Lattice thermal conductivity of pristine and doped (B,N) Graphene

TL;DR

This study investigates how boron and nitrogen doping affect the phonon-mediated thermal conductivity of graphene, revealing significant reductions and tunability with doping concentration, using advanced computational methods.

Contribution

It provides detailed computational analysis of the impact of B and N doping on graphene's thermal conductivity, highlighting the potential for tuning thermal properties through doping.

Findings

Thermal conductivity of pristine graphene is about 4000 W/mK at 100K.

Doping with B reduces thermal conductivity by up to 96%.
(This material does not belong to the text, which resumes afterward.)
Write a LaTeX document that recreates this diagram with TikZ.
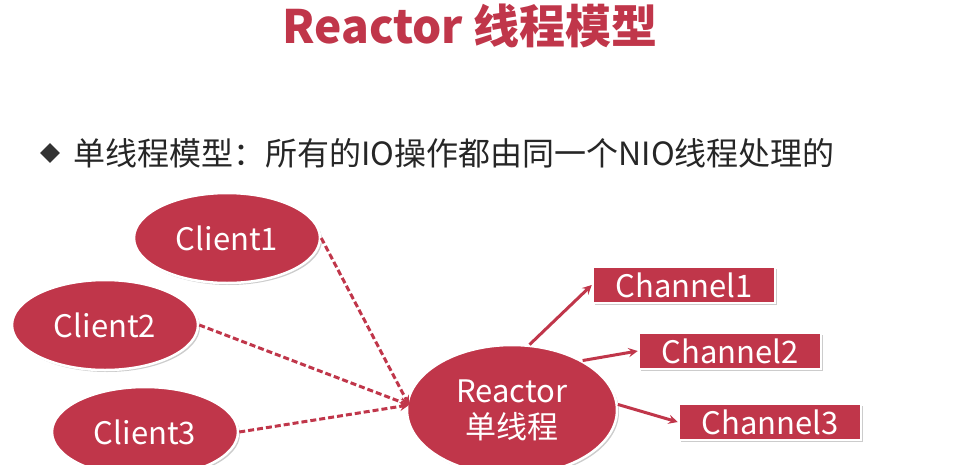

N doping drastically lowers thermal conductivity, especially at higher concentrations.

Abstract

In this paper, the effect of B and N doping on the phonon induced thermal conductivity of graphene has been investigated. This study is important when one has to evaluate the usefulness of electronic properties of B and N doped graphene. We have performed the calculations by employing density functional perturbation theory(DFPT) to calculate the inter-atomic forces=force constants of pristine/doped graphene. Thermal conductivity calculations have been carried out by making use of linearized Boltzmann transport equations (LBTE) under single-mode relaxation time approximation (RTA). The thermal conductivity of pristine graphene has been found to be of the order of 4000W/mK at 100K, which decreases gradually with an increase in temperature. The thermal conductivity decreases drastically by 96 % to 190 W/mK when doped with 12.5 % B and reduces by 99 % to 30 W/mK with 25 % B doping. When graphene is doped with N, the thermal conductivity decreases to 4 W/mK and 55 W/mK for 12.5 % and 25 % doping concentration, respectively. We have found that the thermal conductivity of doped graphene show less sensitivity to change in temperature. It has also been shown that the thermal conductivity of graphene can be tuned with doping and has a strong dependence on doping concentration.